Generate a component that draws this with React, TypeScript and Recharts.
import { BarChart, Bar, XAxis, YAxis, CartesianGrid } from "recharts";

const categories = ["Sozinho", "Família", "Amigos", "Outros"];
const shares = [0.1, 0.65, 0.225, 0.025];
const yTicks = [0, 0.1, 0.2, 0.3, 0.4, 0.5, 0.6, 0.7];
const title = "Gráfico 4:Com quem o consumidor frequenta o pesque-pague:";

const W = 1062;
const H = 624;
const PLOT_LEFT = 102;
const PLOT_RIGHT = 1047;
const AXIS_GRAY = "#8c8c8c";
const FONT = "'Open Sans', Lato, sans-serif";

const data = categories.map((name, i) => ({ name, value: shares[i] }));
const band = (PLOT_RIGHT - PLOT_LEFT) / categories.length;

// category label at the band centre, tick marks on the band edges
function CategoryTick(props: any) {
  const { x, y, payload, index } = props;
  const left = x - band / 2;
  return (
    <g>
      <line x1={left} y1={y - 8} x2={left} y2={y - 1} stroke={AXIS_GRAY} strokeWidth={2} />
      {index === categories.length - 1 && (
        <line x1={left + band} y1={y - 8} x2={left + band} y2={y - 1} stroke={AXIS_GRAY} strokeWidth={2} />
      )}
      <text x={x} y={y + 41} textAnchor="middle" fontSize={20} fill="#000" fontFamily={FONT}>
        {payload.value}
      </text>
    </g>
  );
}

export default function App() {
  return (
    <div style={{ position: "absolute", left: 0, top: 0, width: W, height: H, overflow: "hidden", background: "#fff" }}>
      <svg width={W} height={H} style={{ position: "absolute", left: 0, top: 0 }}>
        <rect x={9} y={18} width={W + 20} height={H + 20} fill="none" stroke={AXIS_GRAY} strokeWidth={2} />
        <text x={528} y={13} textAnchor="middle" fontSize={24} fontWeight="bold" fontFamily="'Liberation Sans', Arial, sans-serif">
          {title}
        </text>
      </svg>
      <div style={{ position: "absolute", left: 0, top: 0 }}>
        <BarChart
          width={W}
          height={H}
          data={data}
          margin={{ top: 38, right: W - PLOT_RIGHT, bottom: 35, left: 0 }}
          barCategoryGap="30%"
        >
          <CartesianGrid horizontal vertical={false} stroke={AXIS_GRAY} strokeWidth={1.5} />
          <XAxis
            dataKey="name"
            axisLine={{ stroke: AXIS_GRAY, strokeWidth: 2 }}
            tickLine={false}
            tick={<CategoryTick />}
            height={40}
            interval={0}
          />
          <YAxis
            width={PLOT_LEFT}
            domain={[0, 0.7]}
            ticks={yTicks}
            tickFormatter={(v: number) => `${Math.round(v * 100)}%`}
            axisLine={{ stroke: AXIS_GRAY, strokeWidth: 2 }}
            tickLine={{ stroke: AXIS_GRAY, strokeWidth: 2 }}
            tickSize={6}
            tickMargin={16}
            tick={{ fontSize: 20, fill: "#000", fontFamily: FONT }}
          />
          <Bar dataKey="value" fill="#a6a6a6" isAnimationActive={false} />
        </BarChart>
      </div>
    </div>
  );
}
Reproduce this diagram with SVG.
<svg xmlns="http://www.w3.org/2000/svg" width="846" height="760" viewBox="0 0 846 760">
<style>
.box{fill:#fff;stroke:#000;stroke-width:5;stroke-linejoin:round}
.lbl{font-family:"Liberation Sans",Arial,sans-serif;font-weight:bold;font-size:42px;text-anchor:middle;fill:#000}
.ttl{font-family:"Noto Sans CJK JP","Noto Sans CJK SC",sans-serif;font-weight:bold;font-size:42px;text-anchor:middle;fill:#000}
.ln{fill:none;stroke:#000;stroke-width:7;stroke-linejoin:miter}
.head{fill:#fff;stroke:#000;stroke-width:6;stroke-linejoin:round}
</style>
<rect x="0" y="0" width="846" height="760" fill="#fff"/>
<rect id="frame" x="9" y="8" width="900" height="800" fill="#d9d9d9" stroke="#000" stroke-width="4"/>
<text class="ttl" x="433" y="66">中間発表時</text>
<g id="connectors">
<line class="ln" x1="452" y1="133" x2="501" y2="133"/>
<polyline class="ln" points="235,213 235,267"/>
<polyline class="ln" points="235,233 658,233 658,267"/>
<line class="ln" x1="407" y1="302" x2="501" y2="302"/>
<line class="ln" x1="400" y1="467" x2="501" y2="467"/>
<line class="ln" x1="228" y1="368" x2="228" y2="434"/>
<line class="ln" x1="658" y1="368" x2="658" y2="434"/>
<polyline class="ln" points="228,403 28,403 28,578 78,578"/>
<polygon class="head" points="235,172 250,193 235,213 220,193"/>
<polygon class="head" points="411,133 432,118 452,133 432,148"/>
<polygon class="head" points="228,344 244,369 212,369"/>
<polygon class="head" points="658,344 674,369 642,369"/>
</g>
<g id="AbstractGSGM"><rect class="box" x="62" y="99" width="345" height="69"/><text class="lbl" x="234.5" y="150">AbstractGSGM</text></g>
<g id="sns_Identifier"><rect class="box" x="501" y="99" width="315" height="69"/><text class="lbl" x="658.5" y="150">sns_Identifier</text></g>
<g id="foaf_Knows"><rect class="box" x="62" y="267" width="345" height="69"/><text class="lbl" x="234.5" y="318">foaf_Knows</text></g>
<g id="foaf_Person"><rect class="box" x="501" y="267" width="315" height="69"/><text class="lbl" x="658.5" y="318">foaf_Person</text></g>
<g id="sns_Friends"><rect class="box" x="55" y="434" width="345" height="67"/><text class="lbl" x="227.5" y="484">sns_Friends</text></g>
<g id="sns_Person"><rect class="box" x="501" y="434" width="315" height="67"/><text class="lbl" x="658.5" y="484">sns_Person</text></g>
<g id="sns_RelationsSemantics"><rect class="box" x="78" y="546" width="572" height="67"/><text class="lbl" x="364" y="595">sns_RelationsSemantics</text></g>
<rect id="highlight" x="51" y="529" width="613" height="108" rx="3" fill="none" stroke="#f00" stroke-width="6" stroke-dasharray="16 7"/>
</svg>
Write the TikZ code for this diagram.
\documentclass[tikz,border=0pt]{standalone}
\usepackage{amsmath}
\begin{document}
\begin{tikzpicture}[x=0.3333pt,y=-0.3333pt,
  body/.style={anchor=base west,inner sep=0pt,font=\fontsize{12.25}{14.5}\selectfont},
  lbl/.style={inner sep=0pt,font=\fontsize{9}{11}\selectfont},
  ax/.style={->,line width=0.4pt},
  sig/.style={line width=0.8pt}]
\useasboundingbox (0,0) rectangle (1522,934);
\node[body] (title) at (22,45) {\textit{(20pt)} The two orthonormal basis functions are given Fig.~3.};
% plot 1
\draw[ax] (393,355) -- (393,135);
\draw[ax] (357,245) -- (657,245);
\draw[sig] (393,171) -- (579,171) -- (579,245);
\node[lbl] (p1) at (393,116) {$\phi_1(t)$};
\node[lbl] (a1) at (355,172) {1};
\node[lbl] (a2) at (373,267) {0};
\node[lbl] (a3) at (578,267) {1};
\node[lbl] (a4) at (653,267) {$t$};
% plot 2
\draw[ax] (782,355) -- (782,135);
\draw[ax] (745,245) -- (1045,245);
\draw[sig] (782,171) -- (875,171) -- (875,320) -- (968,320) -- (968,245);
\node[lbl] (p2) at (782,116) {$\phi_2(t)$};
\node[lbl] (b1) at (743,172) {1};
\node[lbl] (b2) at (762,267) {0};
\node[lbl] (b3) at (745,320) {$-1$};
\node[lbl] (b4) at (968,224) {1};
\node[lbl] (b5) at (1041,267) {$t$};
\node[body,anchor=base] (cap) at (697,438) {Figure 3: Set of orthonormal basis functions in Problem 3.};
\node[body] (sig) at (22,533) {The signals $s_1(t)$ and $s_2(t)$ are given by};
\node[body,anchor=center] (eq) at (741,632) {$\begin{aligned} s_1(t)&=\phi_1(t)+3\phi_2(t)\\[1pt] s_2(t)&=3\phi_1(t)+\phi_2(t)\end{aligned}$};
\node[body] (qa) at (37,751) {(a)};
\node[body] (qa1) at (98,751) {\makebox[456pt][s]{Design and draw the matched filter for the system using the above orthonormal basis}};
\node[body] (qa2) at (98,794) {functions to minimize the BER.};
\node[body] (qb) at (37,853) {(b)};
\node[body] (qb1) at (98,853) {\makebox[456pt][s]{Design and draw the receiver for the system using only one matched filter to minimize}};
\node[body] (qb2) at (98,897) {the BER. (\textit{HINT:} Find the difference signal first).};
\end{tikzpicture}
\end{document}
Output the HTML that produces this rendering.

→ WRITTEN REQUEST: Retype exactly the lines from the start of the entries through the one with "const band = (PLOT_RIGHT"; include both ends.

→ OUTPUT BELOW:
Generate a component that draws this with React, TypeScript and Recharts.
import { BarChart, Bar, XAxis, YAxis, CartesianGrid } from "recharts";

const categories = ["Sozinho", "Família", "Amigos", "Outros"];
const shares = [0.1, 0.65, 0.225, 0.025];
const yTicks = [0, 0.1, 0.2, 0.3, 0.4, 0.5, 0.6, 0.7];
const title = "Gráfico 4:Com quem o consumidor frequenta o pesque-pague:";

const W = 1062;
const H = 624;
const PLOT_LEFT = 102;
const PLOT_RIGHT = 1047;
const AXIS_GRAY = "#8c8c8c";
const FONT = "'Open Sans', Lato, sans-serif";

const data = categories.map((name, i) => ({ name, value: shares[i] }));
const band = (PLOT_RIGHT - PLOT_LEFT) / categories.length;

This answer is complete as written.